The number of American students studying abroad is on the rise, and that is a very good thing. But more than just increasing the numbers, colleges would be well advised to take a hard look at their study-abroad programs to ensure that they are providing students with a quality international-study experience at an affordable price. Too many programs are unnecessarily expensive, and many of them don’t help students acquire the cross-cultural skills necessary for long-term career success across a broad spectrum of fields.
Today’s students increasingly recognize that study abroad is one of the best ways they can acquire the valuable international experience necessary to work in the 21st-century global marketplace. What they don’t realize is that all study-abroad programs do not help them equally in this respect. In an effort to satisfy the growing demand for international experience, colleges naturally highlight their commitment to global education. But how global are they?

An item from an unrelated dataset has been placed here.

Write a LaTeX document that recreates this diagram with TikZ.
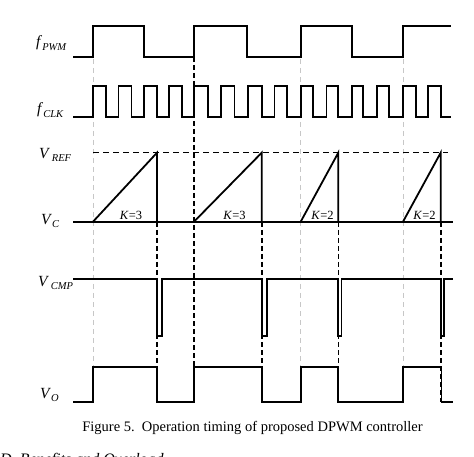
\documentclass[tikz,border=0pt]{standalone}
\usepackage{fontspec}
\setmainfont{Liberation Serif}
\newcommand\sglab[2]{\textit{#1}\raisebox{-0.5ex}{\fontsize{10.5}{10.5}\selectfont\textit{#2}}}
\begin{document}
\begin{tikzpicture}[x=1pt,y=-1pt,
  sig/.style={line width=1.8pt, line join=miter},
  bdash/.style={line width=1.6pt, dash pattern=on 5pt off 3pt},
  gdash/.style={line width=0.9pt, draw=black!22, dash pattern=on 5pt off 4pt},
  lab/.style={anchor=west, inner sep=0pt, font=\fontsize{15.5}{15.5}\selectfont},
  klab/.style={inner sep=0pt, font=\fontsize{12.5}{12.5}\selectfont}]
\useasboundingbox[fill=white] (0,0) rectangle (474,457);

% light grey guide lines
\foreach \x in {93,300.7,403}
  \draw[gdash] (\x,59) -- (\x,367);

% labels
\node[lab] (lpwm) at (36,43) {\sglab{f}{PWM}};
\node[lab] (lclk) at (37,110) {\sglab{f}{CLK}};
\node[lab] (lref) at (39,155) {\sglab{V}{\,REF}};
\node[lab] (lvc)  at (41,221) {\sglab{V}{C}};
\node[lab] (lcmp) at (38,283) {\sglab{V}{\,CMP}};
\node[lab] (lvo)  at (40,395) {\sglab{V}{O}};

% f_PWM
\draw[sig] (73,57) -- (93,57) -- (93,26) -- (144,26) -- (144,57) -- (194,57) -- (194,26)
  -- (247,26) -- (247,57) -- (300.7,57) -- (300.7,26) -- (352,26) -- (352,57)
  -- (403,57) -- (403,26) -- (451,26);

% f_CLK
\draw[sig] (73,117) foreach \r/\f in {93/106,118.5/131.5,144/157,169/182,194/208,221/234.5,248/261.7,274.5/287.3,300.7/313.3,326.5/338.3,351.7/363.3,377/389.3,403/416,428.3/440.7}
  { -- (\r,117) -- (\r,86) -- (\f,86) -- (\f,117) } -- (451,117);

% V_REF level
\draw[bdash, dash pattern=on 6pt off 4pt] (93,152.7) -- (448,152.7);

% V_C ramps
\draw[sig] (73,221.7) -- (452.7,221.7);
\draw[sig] (93,221.7) -- (157,152.7) -- (157,221.7);
\draw[sig] (194,221.7) -- (261.7,152.7) -- (261.7,221.7);
\draw[sig] (300.7,221.7) -- (338.3,152.7) -- (338.3,221.7);
\draw[sig] (403,221.7) -- (440.7,152.7) -- (440.7,221.7);
\node[klab] (k1) at (131,215) {\textit{K}=3};
\node[klab] (k2) at (234.5,215) {\textit{K}=3};
\node[klab] (k3) at (322.5,215) {\textit{K}=2};
\node[klab] (k4) at (424.5,215) {\textit{K}=2};

% V_CMP
\draw[sig] (73,279.3) -- (157,279.3) -- (157,335.7) -- (162,335.7) -- (162,279.3)
  -- (261.7,279.3) -- (261.7,335.7) -- (267,335.7) -- (267,279.3)
  -- (338.3,279.3) -- (338.3,335.7) -- (341.5,335.7) -- (341.5,279.3)
  -- (440.7,279.3) -- (440.7,335.7) -- (444,335.7) -- (444,279.3) -- (452.7,279.3);

% V_O
\draw[sig] (73,402.3) -- (93,402.3) -- (93,367.3) -- (157,367.3) -- (157,402.3)
  -- (194,402.3) -- (194,367.3) -- (261.7,367.3) -- (261.7,402.3)
  -- (300.7,402.3) -- (300.7,367.3) -- (338.3,367.3) -- (338.3,402.3)
  -- (403,402.3) -- (403,367.3) -- (441.5,367.3) -- (441.5,402.3) -- (453.3,402.3);

% black dashed timing lines
\draw[bdash] (194,57) -- (194,367.3);
\foreach \x in {157,261.7,338.3,440.7}
  \draw[bdash] (\x,222) -- (\x,402);

% caption
\node[inner sep=0pt, font=\fontsize{14.5}{14.5}\selectfont] (cap) at (252.5,428) {Figure 5.\ \ Operation timing of proposed DPWM controller};

% clipped next heading (only its top shows, as in the source page)
\begin{scope}
\clip (0,0) rectangle (474,457);
\node[anchor=base west, inner sep=0pt, font=\fontsize{16}{16}\selectfont\itshape] (nxt) at (0,464) {D. Benefits and Overload};
\end{scope}
\end{tikzpicture}
\end{document}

Far too many institutions seem to equate global education with study abroad; many of them have established “centers” for global education or global studies that function primarily as the study-abroad office. Although studying abroad is an important component of global education, true global education encompasses much more.
Certainly, any time spent studying abroad is valuable and can help a student become more globally competent, but programs vary widely in their ability to help students gain the depth of knowledge that should come with true global learning. Research conducted over the past 10 years and discussed in the 2012 book Student Learning Abroad: What Our Students Are Learning, What They’re Not, and What We Can Do About It,edited by Michael Vande Berg, R. Michael Paige, and Kris Hemming Lou, shows that far too many undergraduates who study abroad are not learning and developing in ways that were common as recently as a decade ago.

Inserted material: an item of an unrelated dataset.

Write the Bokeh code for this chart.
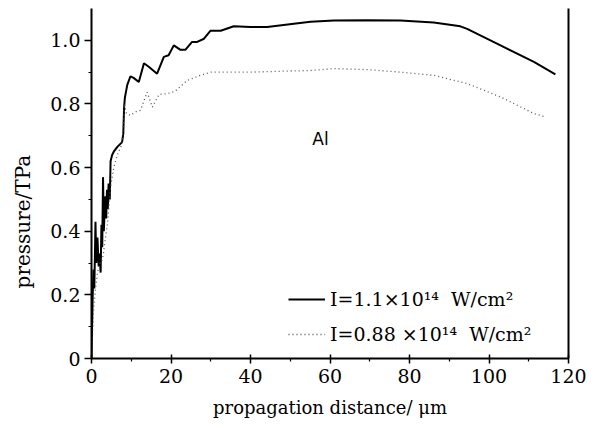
from bokeh.plotting import figure
from bokeh.models import (Range1d, FixedTicker, CustomJSTickFormatter, LinearAxis,
                          Legend, LegendItem, Label)
from bokeh.embed import file_html
from bokeh.resources import INLINE

# Data
x_high = [0, 0.3, 0.5, 0.7, 0.9, 1.0, 1.2, 1.5, 1.8, 2.0, 2.3, 2.5, 2.7, 2.9, 3.1, 3.3,
          3.5, 3.7, 3.9, 4.1, 4.3, 4.6, 4.8, 5.2, 5.6, 6.5, 7.7, 8.0, 8.2, 8.4, 9.0, 9.8,
          10.6, 11.9, 13.2, 14.4, 16.5, 18.2, 19.4, 20.7, 22.4, 23.6, 25.3, 26.6, 28.3,
          29.9, 32.5, 35.8, 40, 44.2, 50.9, 55.1, 61, 69.4, 77.7, 86.1, 92.8, 94.5,
          102.9, 111.3, 116.7]
y_high = [0, 0.2, 0.28, 0.22, 0.35, 0.43, 0.3, 0.38, 0.29, 0.33, 0.27, 0.42, 0.35, 0.57,
          0.40, 0.46, 0.51, 0.44, 0.53, 0.47, 0.55, 0.50, 0.62, 0.64, 0.65, 0.665, 0.68,
          0.707, 0.79, 0.82, 0.86, 0.887, 0.882, 0.869, 0.928, 0.917, 0.895, 0.948, 0.953,
          0.984, 0.97, 0.97, 0.995, 0.995, 1.005, 1.03, 1.03, 1.044, 1.042, 1.042, 1.052,
          1.058, 1.062, 1.063, 1.062, 1.056, 1.044, 1.036, 0.984, 0.932, 0.893]

x_low = [0, 0.5, 1, 1.5, 2, 2.5, 3, 3.5, 4, 4.8, 5.6, 6.5, 7.7, 8.3, 8.8, 9.8, 11, 12.3,
         14, 15.3, 17, 19, 21, 24.1, 27.4, 30, 35, 40, 48.4, 55, 61, 69.4, 77.7, 86.1,
         94.5, 102.9, 111.3, 114]
y_low = [0, 0.15, 0.22, 0.27, 0.3, 0.3, 0.33, 0.38, 0.42, 0.54, 0.6, 0.64, 0.675, 0.8,
         0.77, 0.764, 0.775, 0.78, 0.837, 0.79, 0.83, 0.832, 0.84, 0.874, 0.89, 0.9, 0.9,
         0.90, 0.903, 0.905, 0.911, 0.908, 0.90, 0.89, 0.864, 0.822, 0.77, 0.76]

x_ticks = [0, 20, 40, 60, 80, 100, 120]
y_ticks = [0, 0.2, 0.4, 0.6, 0.8, 1.0]
label_high = "I=1.1×10¹⁴  W/cm²"
label_low = "I=0.88 ×10¹⁴  W/cm²"
material = "Al"
x_title = "propagation distance/ μm"
y_title = "pressure/TPa"

SERIF = "DejaVu Serif"

p = figure(width=598, height=420, output_backend="svg", toolbar_location=None,
           x_range=Range1d(0, 120), y_range=Range1d(0, 1.1),
           min_border_left=91, min_border_right=30, min_border_top=8, min_border_bottom=62)
p.outline_line_color = None
p.xgrid.visible = False
p.ygrid.visible = False
p.background_fill_color = "white"
p.border_fill_color = "white"

r1 = p.line(x_high, y_high, line_color="black", line_width=2)
r2 = p.line(x_low, y_low, line_color="#555555", line_width=1.3, line_dash="1 3")

xa = p.xaxis[0]
xa.ticker = FixedTicker(ticks=x_ticks, minor_ticks=[10, 30, 50, 70, 90, 110])
xa.formatter = CustomJSTickFormatter(code="return tick.toFixed(0);")
xa.axis_label = x_title
ya = p.yaxis[0]
ya.ticker = FixedTicker(ticks=y_ticks, minor_ticks=[0.1, 0.3, 0.5, 0.7, 0.9])
ya.formatter = CustomJSTickFormatter(code="return tick == 0 ? '0' : tick.toFixed(1);")
# trailing no-break spaces shift the visible title down like in the original
ya.axis_label = y_title + "\u00a0" * 12

for ax in (xa, ya):
    ax.axis_line_width = 2
    ax.axis_line_color = "black"
    ax.major_tick_line_width = 1.5
    ax.minor_tick_line_width = 1.2
    ax.major_label_text_font = SERIF
    ax.major_label_text_font_size = "19px"
    ax.major_label_text_color = "black"
    ax.axis_label_text_font = SERIF
    ax.axis_label_text_font_size = "18px"
    ax.axis_label_text_font_style = "normal"
    ax.axis_label_text_color = "black"

ya.axis_label_text_font_size = "20px"

xa.major_tick_in = 4
xa.major_tick_out = 5
xa.minor_tick_in = 0
xa.minor_tick_out = 3
xa.major_label_standoff = 5
xa.axis_label_standoff = 11

ya.major_tick_in = 0
ya.major_tick_out = 7
ya.minor_tick_in = 0
ya.minor_tick_out = 3
ya.major_label_standoff = 4
ya.axis_label_standoff = 12

ra = LinearAxis(ticker=FixedTicker(ticks=[]), axis_line_width=2, axis_line_color="black",
                major_tick_line_color=None, minor_tick_line_color=None,
                major_label_text_font_size="0px")
p.add_layout(ra, "right")

legend = Legend(items=[LegendItem(label=label_high, renderers=[r1]),
                       LegendItem(label=label_low, renderers=[r2])],
                location=(197, 13), orientation="vertical",
                border_line_color=None, background_fill_alpha=0,
                padding=0, margin=0, spacing=13, glyph_width=37, glyph_height=20,
                label_standoff=5, label_height=20,
                label_text_font=SERIF, label_text_font_size="19px",
                label_text_color="black")
p.add_layout(legend)

p.add_layout(Label(x=57.6, y=0.689, text=material, text_align="center",
                   text_baseline="middle", text_font="DejaVu Sans",
                   text_font_size="17px", text_color="black"))

open("out.html", "w").write(file_html(p, INLINE))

One of the shortfalls identified in the book is the lack of engagement — both before students go abroad and after their return — between professors (or study-abroad leaders) and students, with the intention of explaining and helping students interpret their experiences. This interactive process is just as crucial to students’ cross-cultural learning as the experience itself. Although colleges try to prepare students by providing orientations, suggesting websites to visit, and recommending country-specific information to review, this is not nearly enough to prepare students for the experience they are about to have.
Research I conducted in conjunction with the Institute of International Education for A Student’s Guide to Study Abroad indicated that only one-fourth (out of a total of 350 students on more than 250 campuses) of students were provided with any cross-cultural training before they left, while only a little more than one-third were offered the names of fellow students who had gone to the same host country. And only one-fifth of respondents to my survey said they had been offered books or travel guides with cultural information specific to the country or region to which they would be traveling. Mandatory re-entry or reintegration classes were reported as minimal, although many colleges encouraged students to join re-entry gatherings.
These statistics are troubling. When students go abroad, they land not only in another country but in another culture. It can’t be seen, but it can be felt: different values, behaviors, beliefs, and attitudes shared by a society and shaped by its environment. The culture is expressed in feelings, judgments, and mental constructs that are typically subtle in nature. If students don’t know to be aware of culture, they won’t be able to respond appropriately, perhaps even inhibiting their ability to communicate.
To that end, all study-abroad programs should mandate cross-cultural preparation, training, and reintegration programs — but far too many don’t.
In an effort to determine why not, I followed up with many study-abroad offices and administrators. Not surprisingly, cost is a big concern. The programs are already expensive, and to add training by cross-cultural experts before and after is deemed to be prohibitively so. Time is another factor; both the limited time students have before leaving and that of the overstretched departments advising students before they go abroad and helping them upon their return.
But perhaps most unsettling was that many study-abroad advisers and administrators didn’t think anything more than the general orientations and returnee welcomes already being provided were necessary. This directly contradicts what academic research has shown and what thousands of students have told me over the years.
The vast majority of students I have asked about cross-cultural preparation said they wished that they had been better prepared to deal with cultural differences when studying abroad. When I asked why, most said they felt confused by interactions with local people and didn’t understand what was happening in social situations. Many of the students I interviewed said they felt so uncomfortable that they increased the amount of time they spent with fellow Americans and on social media with friends and family back home — the opposite of what they should have been doing.
Most students reported even greater difficulties and lack of support upon returning home. They felt less comfortable with their new selves on their old campuses and had trouble reintegrating. They didn’t understand how to leverage their experiences abroad to help them in their remaining studies and in their lives after graduation, whether academically or professionally.